3. **Sketching the Graph (and a cool trick!):**
* First, I drew the vertical dashed lines at the asymptotes I found, like at $x = -\frac{\pi}{2}$, $x = \frac{\pi}{2}$, and $x = \frac{3\pi}{2}$. These are my "invisible walls."
* Here's a neat trick I know: $\cot(x - \frac{\pi}{2})$ is actually the same as $-\tan(x)$! It's like a special rule for these functions. Knowing this makes sketching easier because I'm pretty good at remembering what a tangent graph looks like.
* A normal $y = \tan(x)$ graph goes up from left to right, crossing through $(0,0)$. Since our graph is $y = -\tan(x)$, it's like the regular tangent graph but flipped upside down!
* So, our graph will cross the x-axis at $(0,0)$, $(\pi,0)$, $(2\pi,0)$, etc. (Check: $\cot(0 - \frac{\pi}{2}) = \cot(-\frac{\pi}{2}) = 0$. Yep!)

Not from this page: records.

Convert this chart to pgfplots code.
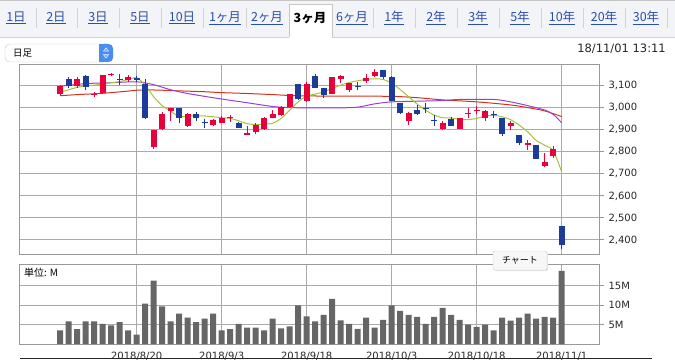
\documentclass[border=0pt]{standalone}
\usepackage{pgfplots}
\pgfplotsset{compat=1.18}
\usepackage{pgfplotstable}
\usepackage{fontspec}
\setmainfont{DejaVu Sans}
\newfontfamily\jp{Noto Sans CJK JP}

\definecolor{upred}{HTML}{E8003A}
\definecolor{dnblue}{HTML}{1B3C9A}
\definecolor{maY}{HTML}{A8C23A}
\definecolor{maR}{HTML}{D0341E}
\definecolor{maP}{HTML}{9B3FD0}
\definecolor{volgray}{HTML}{666666}
\definecolor{gridgray}{HTML}{AAAAAA}
\definecolor{boxgray}{HTML}{999999}
\definecolor{linkblue}{HTML}{2B4FA8}
\definecolor{tabbg}{HTML}{F3F4F7}
\definecolor{btnblue}{HTML}{4A8CF0}

\pgfplotstableread{
i o h l c
-9 3065 3102 3060 3100
-7 3098 3140 3092 3132
-5 3058 3070 3050 3063
-4 3068 3150 3065 3148
-3 3148 3160 3143 3155
-1 3126 3148 3118 3141
2 2820 2900 2811 2898
3 2902 2982 2898 2974
4 2985 3000 2941 3000
6 2918 2975 2915 2970
9 2920 2947 2917 2944
10 2933 2962 2929 2956
11 2952 2967 2936 2957
13 2878 2918 2876 2884
14 2888 2932 2883 2924
15 2902 2959 2898 2952
16 2955 2989 2952 2974
17 2967 3008 2964 3005
18 3005 3065 3002 3061
20 3032 3118 3027 3106
23 3062 3141 3061 3138
24 3133 3147 3114 3144
25 3080 3114 3071 3114
27 3121 3152 3111 3136
28 3145 3176 3141 3161
32 2939 2982 2924 2977
36 2902 2941 2898 2932
38 2906 2956 2902 2952
39 2972 2997 2952 2977
40 2987 3008 2971 2992
41 2952 2990 2941 2985
44 2917 2941 2900 2929
46 2833 2853 2808 2838
48 2736 2795 2730 2755
49 2780 2826 2774 2815
}\up

\pgfplotstableread{
i o h l c
-8 3132 3140 3088 3098
-6 3145 3150 3080 3095
-2 3132 3155 3103 3127
0 3136 3145 3118 3128
1 3110 3133 2950 2952
5 3000 3000 2929 2952
7 2974 2982 2941 2952
8 2937 2947 2910 2932
12 2933 2935 2907 2909
19 3106 3106 3035 3042
21 3144 3152 3088 3091
22 3092 3092 3045 3058
26 3098 3118 3080 3093
29 3174 3174 3133 3138
30 3141 3144 3030 3030
31 3023 3023 2971 2977
33 2992 3012 2967 2971
34 2999 3023 2977 2994
35 2945 2967 2918 2940
37 2947 2959 2917 2917
42 2971 2986 2956 2966
43 2956 2956 2873 2879
45 2876 2876 2833 2842
47 2833 2833 2767 2767
50 2464 2464 2358 2376
}\down

\pgfplotstableread{
i v
-9 3.5
-8 5.8
-7 3.8
-6 5.8
-5 5.8
-4 5.2
-3 4.8
-2 5.6
-1 3.5
0 2.4
1 10.4
2 16.3
3 9.7
4 5.8
5 7.8
6 6.8
7 5.6
8 6.5
9 7.8
10 3.5
11 3.8
12 5.2
13 4.2
14 4.2
15 3.5
16 6.5
17 4.0
18 4.5
19 9.9
20 7.1
21 5.8
22 7.5
23 11.6
24 6.1
25 5.2
26 3.9
27 6.8
28 4.2
29 6.2
30 9.9
31 8.5
32 7.5
33 7.0
34 5.2
35 7.0
36 9.3
37 7.5
38 6.2
39 5.0
40 4.4
41 5.0
42 3.5
43 6.8
44 6.0
45 6.8
46 7.8
47 6.5
48 7.0
49 6.8
50 18.8
}\vol

\begin{document}
\begin{tikzpicture}[x=1pt,y=1pt]
\path[use as bounding box] (0,0) rectangle (675,362);
% tab bar
\fill[tabbg] (0,362) rectangle (675,325);
\draw[gray!45] (0,361.5) -- (675,361.5);
\draw[gray!35] (0,325) -- (289,325);
\draw[gray!35] (332,325) -- (675,325);
\fill[white] (289,358) rectangle (332,325);
\draw[gray!45] (289,325) -- (289,358) -- (332,358) -- (332,325);
\foreach \x in {36,77,119,161,203,246,373,415,457,499,541,583,625,667}
  \draw[gray!35] (\x,354) -- (\x,334);
\foreach \x/\t in {16/1日,56/2日,98/3日,140/5日,182/10日,225/1ヶ月,267/2ヶ月,352/6ヶ月,394/1年,436/2年,478/3年,520/5年,562/10年,604/20年,646/30年}
  \node[text=linkblue, font=\jp\fontsize{12.5}{13}\selectfont, inner sep=0pt] at (\x,344) {\underline{\t}};
\node[text=black, font=\jp\bfseries\fontsize{12.5}{13}\selectfont, inner sep=0pt] at (310,344) {3ヶ月};
% dropdown
\draw[gray!45, fill=white, rounded corners=4.5pt] (5,318) rectangle (113,300);
\fill[btnblue, rounded corners=4.5pt] (99,318) rectangle (113,300);
\fill[btnblue] (99,318) rectangle (103,300);
\fill[white] (103,310.5) -- (109,310.5) -- (106,314.5) -- cycle;
\fill[btnblue] (104.2,311.3) -- (107.8,311.3) -- (106,313.3) -- cycle;
\fill[white] (103,307.5) -- (109,307.5) -- (106,303.5) -- cycle;
\fill[btnblue] (104.2,306.7) -- (107.8,306.7) -- (106,304.7) -- cycle;
\node[anchor=west, font=\jp\fontsize{9.5}{10}\selectfont, inner sep=0pt] at (13,309) {日足};
% date/time
\node[anchor=east, font=\fontsize{11.5}{12}\selectfont, inner sep=0pt, text=black!85] at (666,313) {18/11/01 13:11};

% price axis
\begin{axis}[
  at={(20pt,108pt)}, anchor=south west,
  width=579pt, height=190pt, scale only axis,
  xmin=-13.73, xmax=54.39, ymin=2336, ymax=3199,
  xtick={0,10,20,30,40,50}, xticklabels={},
  ytick={2400,2500,2600,2700,2800,2900,3000,3100},
  yticklabels={{2,400},{2,500},{2,600},{2,700},{2,800},{2,900},{3,000},{3,100}},
  grid=major, grid style={draw=gridgray, line width=1pt},
  axis line style={draw=boxgray, line width=1pt},
  tick align=outside, ytick pos=right, yticklabel pos=right,
  major tick length=5pt,
  xtick style={draw=none},
  ytick style={draw=boxgray, line width=1pt},
  yticklabel style={font=\fontsize{10}{12}\selectfont, text=black!85, anchor=west, xshift=1pt},
]
\addplot[maR, line width=1pt, smooth] coordinates {(-9,3055) (-7,3060) (-4,3066) (-1,3076) (0,3080) (2,3081) (5,3077) (8,3073) (10,3069) (13,3065) (16,3060) (18,3056) (20,3054) (25,3053) (30,3052) (33,3046) (36,3036) (40,3027) (44,3013) (46,3001) (48,2986) (50,2960)};
\addplot[maP, line width=1pt, smooth] coordinates {(-9,3098) (-6,3110) (-3,3114) (0,3118) (2,3105) (4,3082) (6,3065) (8,3052) (10,3040) (13,3023) (16,3006) (18,3001) (20,3000) (24,3000) (26,3003) (28,3018) (30,3027) (33,3030) (36,3033) (38,3038) (42,3038) (44,3027) (46,3010) (48,2990) (49,2970) (50,2932)};
\addplot[maY, line width=1pt, smooth] coordinates {(-9,3070) (-8,3082) (-7,3093) (-6,3099) (-5,3103) (-4,3108) (-3,3114) (-2,3119) (-1,3129) (0,3136) (1,3103) (2,3050) (3,3010) (4,2985) (5,2960) (6,2962) (7,2964) (8,2963) (9,2959) (10,2955) (11,2952) (12,2941) (13,2928) (14,2924) (15,2926) (16,2930) (17,2952) (18,2989) (19,3027) (20,3053) (21,3062) (22,3073) (23,3088) (24,3103) (25,3115) (26,3123) (27,3129) (28,3132) (29,3129) (30,3111) (31,3083) (32,3050) (33,3017) (34,2989) (35,2967) (36,2955) (37,2954) (38,2947) (39,2946) (40,2952) (41,2962) (42,2966) (43,2959) (44,2946) (45,2921) (46,2891) (47,2852) (48,2830) (49,2805) (50,2709)};
% up candles
\addplot[draw=none, forget plot, error bars/.cd, y dir=plus, y explicit, error mark=none,
  error bar style={draw=upred, line width=1.1pt}]
  table[x=i, y=l, y error expr=\thisrow{h}-\thisrow{l}] {\up};
\addplot[draw=none, forget plot, error bars/.cd, y dir=plus, y explicit, error mark=none,
  error bar style={draw=upred, line width=6pt}]
  table[x=i, y=o, y error expr=\thisrow{c}-\thisrow{o}] {\up};
% down candles
\addplot[draw=none, forget plot, error bars/.cd, y dir=plus, y explicit, error mark=none,
  error bar style={draw=dnblue, line width=1.1pt}]
  table[x=i, y=l, y error expr=\thisrow{h}-\thisrow{l}] {\down};
\addplot[draw=none, forget plot, error bars/.cd, y dir=plus, y explicit, error mark=none,
  error bar style={draw=dnblue, line width=6pt}]
  table[x=i, y=c, y error expr=\thisrow{o}-\thisrow{c}] {\down};
\end{axis}

% volume axis
\begin{axis}[
  at={(20pt,18pt)}, anchor=south west,
  width=579pt, height=79pt, scale only axis,
  xmin=-13.73, xmax=54.39, ymin=0, ymax=20.3,
  xtick={0,10,20,30,40,50},
  xticklabels={2018/8/20,2018/9/3,2018/9/18,2018/10/3,2018/10/18,2018/11/1},
  ytick={5,10,15}, yticklabels={5M,10M,15M},
  grid=major, grid style={draw=gridgray, line width=1pt},
  axis line style={draw=boxgray, line width=1pt},
  tick align=outside, ytick pos=right, yticklabel pos=right,
  major tick length=5pt,
  xtick style={draw=none},
  ytick style={draw=boxgray, line width=1pt},
  yticklabel style={font=\fontsize{10}{12}\selectfont, text=black!85, anchor=west, xshift=1pt},
  xticklabel style={font=\fontsize{10}{12}\selectfont, text=black!85},
]
\addplot[ybar, bar width=6pt, fill=volgray, draw=none] table[x=i, y=v] {\vol};
\end{axis}

\node[anchor=west, font=\jp\fontsize{10}{10}\selectfont, inner sep=0pt] at (24,89) {単位: M};
% tooltip
\fill[black!10, rounded corners=2pt] (494,91) rectangle (548,110);
\node[draw=gray!40, fill=gray!6, rounded corners=2pt, minimum width=54pt, minimum height=19pt, inner sep=0pt, font=\jp\fontsize{9}{9}\selectfont] at (520,101.5) {チャート};
% bottom line
\draw[black!85, line width=1pt] (20,4) -- (652,4);
\end{tikzpicture}
\end{document}
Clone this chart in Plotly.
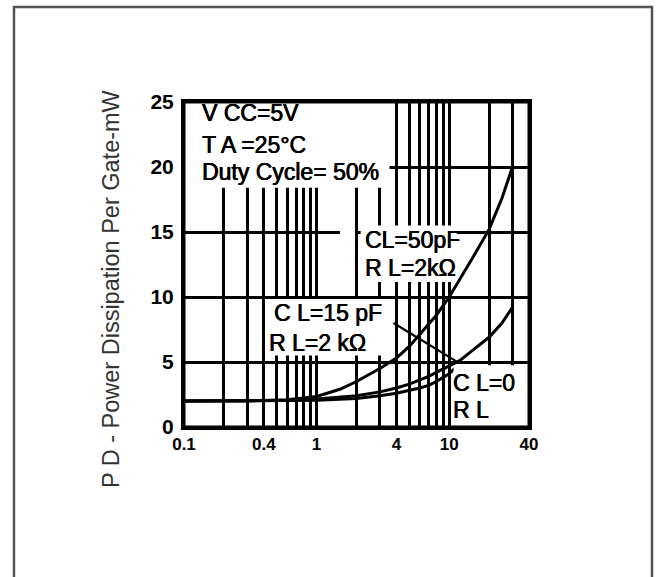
import numpy as np
import plotly.graph_objects as go

# Power dissipation per gate (mW) versus input frequency (MHz)
freq_50pf = [0.1, 0.3, 0.6, 1, 1.5, 2, 3, 4, 5, 6, 8, 10, 12, 15, 20, 25, 30]
pd_50pf = [2.0, 2.0, 2.1, 2.35, 2.9, 3.5, 4.5, 5.3, 6.2, 7.1, 8.6, 10.0, 11.3, 13.0, 15.2, 17.6, 20.0]

freq_15pf = [0.1, 0.3, 0.6, 1, 2, 3, 4, 5, 6, 7, 8, 10, 12, 15, 20, 25, 30]
pd_15pf = [2.0, 2.0, 2.05, 2.15, 2.4, 2.7, 3.0, 3.3, 3.6, 3.9, 4.2, 4.7, 5.1, 5.9, 6.9, 8.0, 9.2]

freq_0pf = [0.1, 0.3, 0.6, 1, 2, 3, 4, 5, 6, 7, 8, 10, 11]
pd_0pf = [2.0, 2.0, 2.0, 2.05, 2.2, 2.4, 2.6, 2.8, 3.0, 3.2, 3.5, 4.1, 4.5]

# Log-scale grid positions and the ones that carry a label
grid_freqs = [0.1, 0.2, 0.3, 0.4, 0.5, 0.6, 0.7, 0.8, 0.9,
              1, 2, 3, 4, 5, 6, 7, 8, 9, 10, 20, 30, 40]
labelled_freqs = {0.1: "0.1", 0.4: "0.4", 1: "1", 4: "4", 10: "10", 40: "40"}
y_ticks = [0, 5, 10, 15, 20, 25]

X_MIN, X_MAX = 0.1, 40
Y_MIN, Y_MAX = 0, 25
FONT = "Liberation Sans, Arial, sans-serif"
INK = "0.4px 0px 0px black, -0.3px 0px 0px black"


def fx(f):
    """Frequency -> paper x fraction on the log axis."""
    return (np.log10(f) - np.log10(X_MIN)) / (np.log10(X_MAX) - np.log10(X_MIN))


curve_style = dict(mode="lines", line=dict(color="black", width=3),
                   hoverinfo="skip", showlegend=False)

fig = go.Figure()
fig.add_trace(go.Scatter(x=freq_50pf, y=pd_50pf, name="CL=50pF", **curve_style))
fig.add_trace(go.Scatter(x=freq_15pf, y=pd_15pf, name="CL=15pF", **curve_style))
fig.add_trace(go.Scatter(x=freq_0pf, y=pd_0pf, name="CL=0", **curve_style))

# Leader from the 15 pF label down to its curve
lead_f = [3.8, 11.5]
lead_p = [8.0, float(np.interp(np.log10(11.5), np.log10(freq_15pf), pd_15pf))]
fig.add_trace(go.Scatter(x=lead_f, y=lead_p, mode="lines",
                         line=dict(color="black", width=2.2),
                         hoverinfo="skip", showlegend=False))

# White panels that interrupt the grid behind the text blocks
panels = [
    (0.1, 3.55, 18.4, 25.0),    # conditions block
    (1.5, 1.95, 14.6, 15.4),    # break in the 15 mW line
    (2.15, 11.4, 11.15, 15.5),  # CL=50pF label
    (0.415, 3.7, 5.5, 9.85),    # CL=15pF label
    (10.8, 40, 0.0, 4.75),      # CL=0 label
]
shapes = []
for f0, f1, p0, p1 in panels:
    shapes.append(dict(type="rect", xref="paper", yref="y",
                       x0=fx(f0), x1=fx(f1), y0=p0, y1=p1,
                       fillcolor="white", line=dict(width=0), layer="above"))

# Plot border, redrawn over the panels
shapes.append(dict(type="rect", xref="paper", yref="paper",
                   x0=0, x1=1, y0=0, y1=1,
                   line=dict(color="black", width=3),
                   fillcolor="rgba(0,0,0,0)", layer="above"))

# Page frame
shapes.append(dict(type="rect", xref="paper", yref="paper",
                   x0=-0.4928, x1=1.3565, y0=-0.6, y1=1.2923,
                   line=dict(color="#555555", width=2.5),
                   fillcolor="rgba(0,0,0,0)", layer="above"))

text_items = [
    ("V CC=5V", 0.132, 24.15),
    ("T A =25°C", 0.132, 21.7),
    ("Duty Cycle= 50%", 0.132, 19.6),
    ("CL=50pF", 2.22, 14.4),
    ("R L=2kΩ", 2.22, 12.2),
    ("C L=15 pF", 0.458, 8.8),
    ("R L=2 kΩ", 0.42, 6.5),
    ("C L=0", 10.3, 3.4),
    ("R L", 10.3, 1.3),
]
annotations = []
for txt, f, p in text_items:
    annotations.append(dict(text=txt, xref="paper", yref="y", x=fx(f), y=p,
                            xanchor="left", yanchor="middle", showarrow=False,
                            font=dict(family=FONT, size=23, color="black",
                                      shadow=INK)))

annotations.append(dict(text="P D - Power Dissipation Per Gate-mW",
                        xref="paper", yref="paper", x=-0.212, y=0.427,
                        xanchor="center", yanchor="middle", textangle=-90,
                        showarrow=False,
                        font=dict(family=FONT, size=23.5, color="#333333")))

fig.update_layout(
    width=658, height=577,
    margin=dict(l=184, r=129, t=102, b=150, pad=0),
    paper_bgcolor="white", plot_bgcolor="white",
    shapes=shapes, annotations=annotations,
    xaxis=dict(type="log", range=[np.log10(X_MIN), np.log10(X_MAX)],
               tickmode="array", tickvals=grid_freqs,
               ticktext=[labelled_freqs.get(v, "") for v in grid_freqs],
               showgrid=True, gridcolor="black", gridwidth=2.5,
               showline=True, mirror=True, linecolor="black", linewidth=3,
               ticks="", zeroline=False,
               tickfont=dict(family=FONT, size=17, color="black", weight="bold")),
    yaxis=dict(range=[Y_MIN, Y_MAX], tickmode="array", tickvals=y_ticks,
               showgrid=True, gridcolor="black", gridwidth=2.5,
               showline=True, mirror=True, linecolor="black", linewidth=3,
               ticks="", zeroline=False, ticklabelstandoff=3,
               tickfont=dict(family=FONT, size=21, color="black", weight="bold")),
)

fig.write_html("out.html")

* Between each pair of asymptotes (like from $x = -\frac{\pi}{2}$ to $x = \frac{\pi}{2}$), the graph goes from very high on the left, crosses the x-axis at $(0,0)$, and then goes very low on the right, heading towards the next asymptote.
* Because the period is $\pi$, this pattern just repeats over and over again!